Malheureusement, de nos jours, la nostalgie n’est plus ce qu’elle était, puisque cette traditionnelle cueillette n’intéresse plus beaucoup les ksibiens de mon village natal. Mais moi, malgré mes lointains périples de chercheur scientifique, je restais fidèlement amoureux de l’olivier et je m’étais fait un joyeux plaisir d’avoir repris, depuis ma retraite professionnelle, la cueillette en compagnie de ma sœur qui, par chance, avait remplacé notre mère dans son rôle pour le soin des repas et du thé, et avec l’assistance de mes deux ouvriers, souvent originaires d’Elkhazzazia (Région du Centre Tunisien), mais tristement pas de ksibiens. Pour sa part, l’olivier, toujours égal à lui-même, résiste, malgré tout, aux agressions urbanistique et industrielle sauvages ; et nous essayons de l’accompagner dans sa résistance pour la préservation patrimoniale de la Tunisie et pour sa richesse économique. Je suis, cependant, profondément optimiste pour l’avenir, car je fais confiance au réveil et à l’éveil d’une certaine jeunesse tunisienne, ʺsmartʺ, qui comprendra bientôt les valeurs bénéfiques de l’agriculture en général et de l’olivier en particulier.
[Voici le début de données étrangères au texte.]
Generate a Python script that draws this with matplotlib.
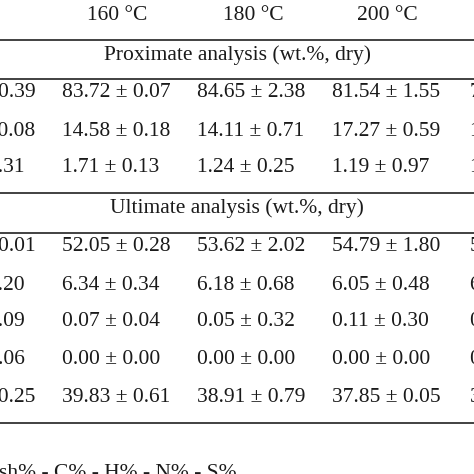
import matplotlib
matplotlib.use("Agg")
import matplotlib.pyplot as plt

headers = ["160 °C", "180 °C", "200 °C"]
section1 = "Proximate analysis (wt.%, dry)"
section2 = "Ultimate analysis (wt.%, dry)"
left_col1 = ["80.45 ± 0.39", "16.12 ± 0.08", "3.43 ± 0.31"]
c160_1 = ["83.72 ± 0.07", "14.58 ± 0.18", "1.71 ± 0.13"]
c180_1 = ["84.65 ± 2.38", "14.11 ± 0.71", "1.24 ± 0.25"]
c200_1 = ["81.54 ± 1.55", "17.27 ± 0.59", "1.19 ± 0.97"]
right_1 = ["78.90 ± 0.50", "19.10 ± 0.40", "1.90 ± 0.20"]
left_col2 = ["49.80 ± 0.01", "6.45 ± 0.20", "0.12 ± 0.09", "0.03 ± 0.06", "40.17 ± 0.25"]
c160_2 = ["52.05 ± 0.28", "6.34 ± 0.34", "0.07 ± 0.04", "0.00 ± 0.00", "39.83 ± 0.61"]
c180_2 = ["53.62 ± 2.02", "6.18 ± 0.68", "0.05 ± 0.32", "0.00 ± 0.00", "38.91 ± 0.79"]
c200_2 = ["54.79 ± 1.80", "6.05 ± 0.48", "0.11 ± 0.30", "0.00 ± 0.00", "37.85 ± 0.05"]
right_2 = ["56.10 ± 1.20", "6.00 ± 0.30", "0.09 ± 0.10", "0.00 ± 0.00", "36.20 ± 0.40"]
footnote = "O% = 100 - Ash% - C% - H% - N% - S%"

W = H = 474
fig = plt.figure(figsize=(4.74, 4.74), dpi=100)
fig.patch.set_facecolor("white")
plt.rcParams['font.family'] = ['Liberation Serif', 'DejaVu Serif']
fs = 15.5

def T(x, y, s, ha="left"):
    fig.text(x / W, 1 - y / H, s, ha=ha, va="center", fontsize=fs, color="#1a1a1a")

def L(y):
    fig.add_artist(plt.Line2D([0, 1], [1 - y / H, 1 - y / H], color="#333333", lw=1.3))

for x, h in zip([117, 253, 387], headers):
    T(x, 15, h, ha="center")
L(40)
T(237, 55, section1, ha="center")
L(79)
cols_x = [-73, 62, 197, 332, 470]
for y, row in zip([93, 131, 168], zip(left_col1, c160_1, c180_1, c200_1, right_1)):
    for x, s in zip(cols_x, row):
        T(x, y, s)
L(193)
T(237, 208, section2, ha="center")
L(233)
for y, row in zip([247, 285, 322, 360, 398], zip(left_col2, c160_2, c180_2, c200_2, right_2)):
    for x, s in zip(cols_x, row):
        T(x, y, s)
L(423)
T(-122, 474, footnote)

fig.savefig("out.png", dpi=100)
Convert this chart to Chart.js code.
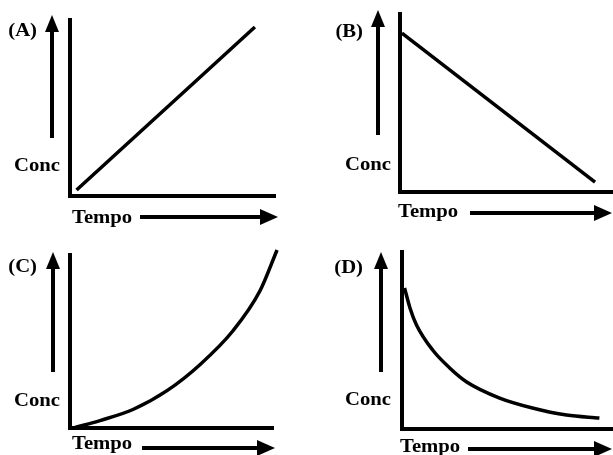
<!DOCTYPE html>
<html>
<head>
<meta charset="utf-8">
<script src="https://cdn.jsdelivr.net/npm/chart.js@4"></script>
<style>
  html, body { margin: 0; padding: 0; background: #fff; }
  body { width: 613px; height: 455px; position: relative; overflow: hidden; }
  canvas { position: absolute; }
</style>
</head>
<body>
<canvas id="chart-a" width="306" height="227" style="left:0;top:0"></canvas>
<canvas id="chart-b" width="307" height="227" style="left:306px;top:0"></canvas>
<canvas id="chart-c" width="306" height="228" style="left:0;top:227px"></canvas>
<canvas id="chart-d" width="307" height="228" style="left:306px;top:227px"></canvas>
<script>
// values (time and concentration on a 0-10 scale)
const panelLabels = ['(A)', '(B)', '(C)', '(D)'];
const xAxisTitle = 'Tempo';
const yAxisTitle = 'Conc';

const tempoA = [0.32, 9.02];
const concA = [0.34, 9.60];

const tempoB = [0.09, 9.20];
const concB = [8.93, 0.56];

const tempoC = [0.25, 1.48, 3.10, 4.78, 6.40, 8.03, 9.36, 10.2];
const concC = [0.03, 0.43, 1.07, 2.16, 3.66, 5.62, 7.93, 10.29];

const tempoD = [0.12, 0.38, 0.69, 1.46, 2.27, 3.08, 4.65, 6.21, 7.83, 9.40];
const concD = [7.97, 6.84, 5.88, 4.46, 3.45, 2.66, 1.75, 1.19, 0.79, 0.62];

const FONT = 'bold 18px "Liberation Serif", "Times New Roman", serif';

function stretchText(ctx, text, x, y, align) {
  ctx.save();
  ctx.translate(x, y);
  ctx.scale(1.15, 1);
  ctx.font = FONT;
  ctx.fillStyle = '#000';
  ctx.textAlign = align;
  ctx.textBaseline = 'middle';
  ctx.fillText(text, 0, 0);
  ctx.restore();
}

// axis arrows and labels drawn around the chart area
const sketchPlugin = {
  id: 'sketch',
  afterDraw(chart, args, o) {
    const ctx = chart.ctx;
    const a = chart.chartArea;
    ctx.save();
    ctx.strokeStyle = '#000';
    ctx.fillStyle = '#000';
    ctx.lineWidth = 4;

    // vertical arrow
    const ux = a.left + o.upX, uTop = a.top + o.upTop, uBot = a.bottom + o.upBottom;
    ctx.beginPath();
    ctx.moveTo(ux, uBot);
    ctx.lineTo(ux, uTop + 12);
    ctx.stroke();
    ctx.beginPath();
    ctx.moveTo(ux, uTop);
    ctx.lineTo(ux - 7, uTop + 17);
    ctx.lineTo(ux + 7, uTop + 17);
    ctx.closePath();
    ctx.fill();

    // horizontal arrow
    const ay = a.bottom + o.arrowY, ax0 = a.left + o.arrowStart, ax1 = a.right + o.arrowEnd;
    ctx.beginPath();
    ctx.moveTo(ax0, ay);
    ctx.lineTo(ax1 - 12, ay);
    ctx.stroke();
    ctx.beginPath();
    ctx.moveTo(ax1, ay);
    ctx.lineTo(ax1 - 18, ay - 8);
    ctx.lineTo(ax1 - 18, ay + 8);
    ctx.closePath();
    ctx.fill();
    ctx.restore();

    stretchText(ctx, o.label, a.left + o.labelX, a.top + o.labelY, 'right');
    stretchText(ctx, yAxisTitle, a.left + o.concX, a.bottom + o.concY, 'right');
    stretchText(ctx, xAxisTitle, a.left + o.tempoX, a.bottom + o.tempoY, 'left');
  }
};

function axis() {
  return {
    type: 'linear',
    min: 0,
    max: 10,
    ticks: { display: false },
    grid: { display: false, drawTicks: false },
    border: { display: true, color: '#000', width: 4 }
  };
}

function makeChart(id, xs, ys, padding, sketch) {
  new Chart(document.getElementById(id), {
    type: 'line',
    data: {
      datasets: [{
        data: xs.map((x, i) => ({ x: x, y: ys[i] })),
        borderColor: '#000',
        borderWidth: 3.5,
        pointRadius: 0,
        cubicInterpolationMode: 'monotone',
        clip: false
      }]
    },
    options: {
      responsive: false,
      animation: false,
      layout: { padding: padding },
      scales: { x: axis(), y: axis() },
      plugins: {
        legend: { display: false },
        tooltip: { enabled: false },
        sketch: sketch
      }
    },
    plugins: [sketchPlugin]
  });
}

makeChart('chart-a', tempoA, concA,
  { left: 70, top: 20, right: 31, bottom: 31 },
  { label: panelLabels[0], labelX: -33, labelY: 11, upX: -18, upTop: -5, upBottom: -58,
    concX: -10, concY: -30, tempoX: 2, tempoY: 22, arrowY: 21, arrowStart: 70, arrowEnd: 3 });

makeChart('chart-b', tempoB, concB,
  { left: 94, top: 14, right: 1, bottom: 35 },
  { label: panelLabels[1], labelX: -37, labelY: 18, upX: -22, upTop: -4, upBottom: -57,
    concX: -9, concY: -27, tempoX: -2, tempoY: 20, arrowY: 21, arrowStart: 70, arrowEnd: 0 });

makeChart('chart-c', tempoC, concC,
  { left: 70, top: 28, right: 33, bottom: 27 },
  { label: panelLabels[2], labelX: -33, labelY: 12, upX: -17, upTop: -3, upBottom: -56,
    concX: -10, concY: -27, tempoX: 2, tempoY: 16, arrowY: 20, arrowStart: 72, arrowEnd: 2 });

makeChart('chart-d', tempoD, concD,
  { left: 96, top: 25, right: 1, bottom: 26 },
  { label: panelLabels[3], labelX: -39, labelY: 16, upX: -21, upTop: 0, upBottom: -57,
    concX: -11, concY: -29, tempoX: -2, tempoY: 18, arrowY: 20, arrowStart: 66, arrowEnd: 0 });
</script>
</body>
</html>
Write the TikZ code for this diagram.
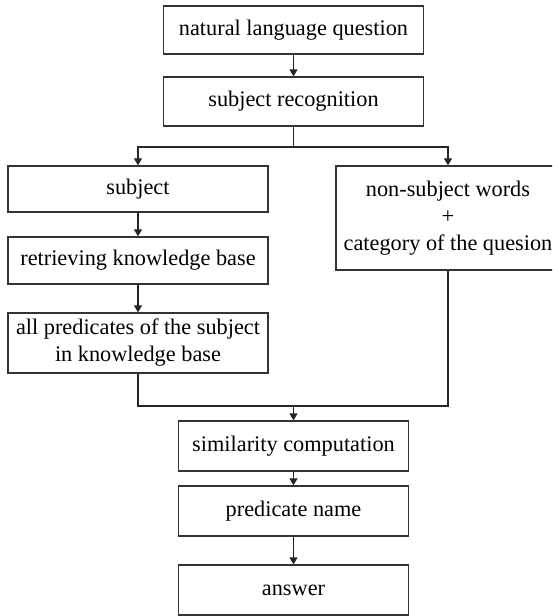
\documentclass[tikz,border=0pt]{standalone}
\usepackage{fontspec}
\setmainfont{Liberation Serif}
\usetikzlibrary{arrows.meta}
\tikzset{
	boite/.style={draw=black!80, line width=1.3pt, inner sep=0pt, align=center,
		font=\fontsize{22.3}{27}\selectfont},
	fleche/.style={draw=black!85, line width=1.2pt, -{Triangle[length=7pt,width=8pt]}},
	trait/.style={draw=black!85, line width=1.2pt}
}
\begin{document}
\begin{tikzpicture}[x=1pt,y=-1pt]
	\useasboundingbox (0,0) rectangle (552,616);
	\clip (0,0) rectangle (552,616);
	% les boites
	\node[boite, minimum width=260pt, minimum height=48pt] (question) at (293.5,30) {natural language question};
	\node[boite, minimum width=260pt, minimum height=49pt] (reco) at (293.5,101.5) {subject recognition};
	\node[boite, minimum width=260pt, minimum height=46pt] (sujet) at (138,189) {subject};
	\node[boite, minimum width=260pt, minimum height=47pt] (recherche) at (138,260.5) {retrieving knowledge base};
	\node[boite, minimum width=260pt, minimum height=60pt] (predicats) at (138,343) {all predicates of the subject\\in knowledge base};
	\node[boite, minimum width=224pt, minimum height=104pt] (autres) at (448,218) {non-subject words\\+\\category of the quesion};
	\node[boite, minimum width=230pt, minimum height=50pt] (similarite) at (293.5,446) {similarity computation};
	\node[boite, minimum width=230pt, minimum height=50pt] (nom) at (293.5,511) {predicate name};
	\node[boite, minimum width=230pt, minimum height=50pt] (reponse) at (293.5,590) {answer};
	% les fleches
	\coordinate (separation) at (293.5,147);
	\coordinate (jonction) at (293.5,406);
	\draw[fleche] (question) -- (reco);
	\draw[trait] (reco) -- (separation);
	\draw[fleche] (separation) -| (sujet);
	\draw[fleche] (separation) -| (autres);
	\draw[fleche] (sujet) -- (recherche);
	\draw[fleche] (recherche) -- (predicats);
	\draw[trait] (predicats) |- (jonction);
	\draw[trait] (autres) |- (jonction);
	\draw[fleche] (jonction) -- (similarite);
	\draw[fleche] (similarite) -- (nom);
	\draw[fleche] (nom) -- (reponse);
\end{tikzpicture}
\end{document}
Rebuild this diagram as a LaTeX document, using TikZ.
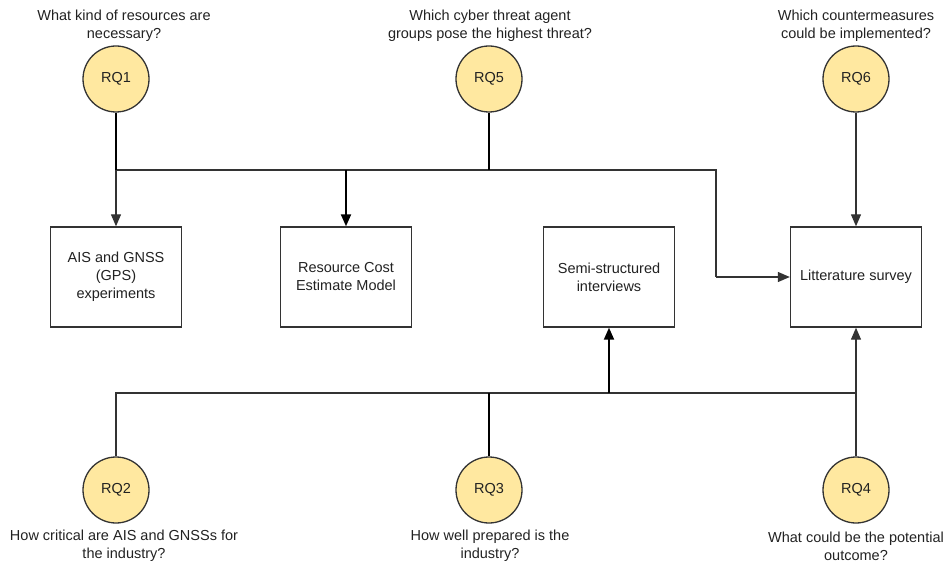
\documentclass[tikz,border=0pt]{standalone}
\usepackage{fontspec}
\setmainfont{Liberation Sans}
\usetikzlibrary{arrows.meta}
\definecolor{rqfill}{HTML}{FFE8A0}
\definecolor{edge}{HTML}{333333}
\definecolor{ink}{HTML}{222222}
\begin{document}
\begin{tikzpicture}[x=1pt,y=-1pt,
  every node/.style={font=\fontsize{14.5}{18}\selectfont, text=ink},
  rq/.style={circle, draw=edge, line width=1.3pt, fill=rqfill, minimum size=66pt, inner sep=0pt},
  method/.style={rectangle, draw=edge, line width=1.4pt, fill=white, minimum width=131pt, minimum height=100pt, align=center, inner sep=2pt},
  question/.style={align=center, inner sep=0pt},
  link/.style={draw=edge, line width=1.3pt},
  strong/.style={draw=black, line width=2pt},
  tip/.style={-{Triangle[length=12pt,width=10pt]}}
]
\useasboundingbox (0,0) rectangle (950,564);

% research questions
\node[rq] (rq1) at (116,79) {RQ1};
\node[rq] (rq5) at (489,79) {RQ5};
\node[rq] (rq6) at (856,79) {RQ6};
\node[rq] (rq2) at (116,490) {RQ2};
\node[rq] (rq3) at (489,490) {RQ3};
\node[rq] (rq4) at (856,490) {RQ4};

% question texts
\node[question] (q1) at (124,26) {What kind of resources are\\necessary?};
\node[question] (q5) at (490,26) {Which cyber threat agent\\groups pose the highest threat?};
\node[question] (q6) at (856,26) {Which countermeasures\\could be implemented?};
\node[question] (q2) at (124,546) {How critical are AIS and GNSSs for\\the industry?};
\node[question] (q3) at (490,546) {How well prepared is the\\industry?};
\node[question] (q4) at (856,546) {What could be the potential\\outcome?};

% methods
\node[method] (ais) at (116,277) {AIS and GNSS\\(GPS)\\experiments};
\node[method] (res) at (346,277) {Resource Cost\\Estimate Model};
\node[method] (semi) at (609,277) {Semi-structured\\interviews};
\node[method] (lit) at (856,277) {Litterature survey};

% junction points of the upper bus
\coordinate (t1) at (116,170);
\coordinate (t2) at (346,170);
\coordinate (t5) at (489,170);
\coordinate (tr) at (716,170);
\coordinate (tl) at (716,277);

% junction points of the lower bus
\coordinate (b2) at (116,393);
\coordinate (b3) at (489,393);
\coordinate (bs) at (609,393);
\coordinate (b4) at (856,393);

% upper connections
\draw[link] (t1) -- (tr) -- (tl);
\draw[link,tip] (tl) -- (lit.west);
\draw[link,tip] (t1) -- (ais.north);
\draw[strong] (rq1.south) -- (t1);
\draw[strong] (rq5.south) -- (t5);
\draw[strong,tip] (t2) -- (res.north);
\draw[link,tip] (rq6.south) -- (lit.north);

% lower connections
\draw[link] (rq2.north) -- (b2) -- (b4);
\draw[link,tip] (rq4.north) -- (lit.south);
\draw[strong] (rq3.north) -- (b3);
\draw[strong,tip] (bs) -- (semi.south);
\end{tikzpicture}
\end{document}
En attendant, il est incompréhensible que tous les citoyens, sans exception, n’aient pas accès à la consommation de l’huile d’olive de leur pays, pour un prix raisonnable qui devrait être subventionné, pour les moins chanceux, par le gouvernement. Je rappelle, tout de même que : 1) la Tunisie est classée mondialement quatrième après l’Espagne, l’Italie et la Grèce, mais premier pays par tête d’habitant; 2) la Tunisie peaufine ses huiles d’olive depuis la création de Carthage; et 3) l’un des plus vieux oliviers du monde se trouve en Tunisie.